At the large Saint-Paul bookstore, the largest on Avenue de la Conciliazione, which leads to Saint Peter’s basilica, priests, tourists, theology students, bishops and cardinals come every day to look for books on spirituality or patristic. People flock here to study, read the Bible or deepen their spiritual life. And we stroll between the tables where the books chosen and recommended by the booksellers have been wisely lined up next to each other.
Among this choice of booksellers, the works that attract attention today are signed by a Slovenian priest, Father Marko Rupnik, an internationally renowned mosaic artist. This Jesuit, accused of raping nuns, and at the center of a resounding scandal, was banned at the end of February from any “public ministry”. And the books put forward at the Saint-Paul bookstore relate to subjects such as “examination of conscience”, “discernment”, or even “initiation into the spiritual life”. Themes that leave you wondering to say the least, when you know that the author of the books is accused of sexual violence or harassment by 24 people.
“They don’t realize it,” says a Roman Jesuit, himself scandalized after seeing the books on display.

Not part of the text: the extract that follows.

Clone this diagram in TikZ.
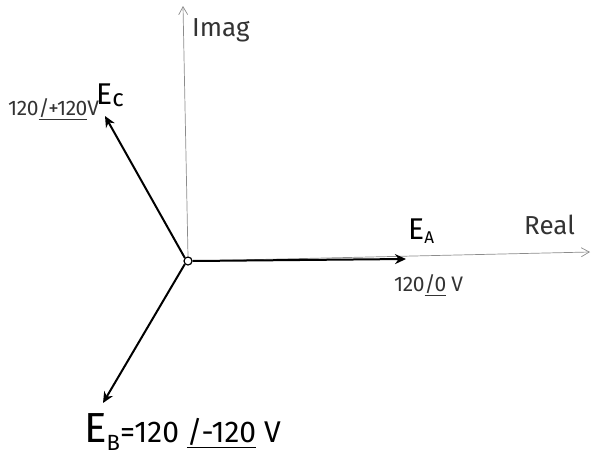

In fact, the Rupnik affair continues, in the Vatican, to be largely relativized by some, because of the difficulty of apprehending the phenomenon of influence, in particular on adults. The Slovenian priest also concelebrated a mass on Sunday March 5 in the presence of the faithful, in a Roman church. And this despite the obligation imposed by the Society of Jesus to cease “all ministerial and sacramental public activity”. And with impunity.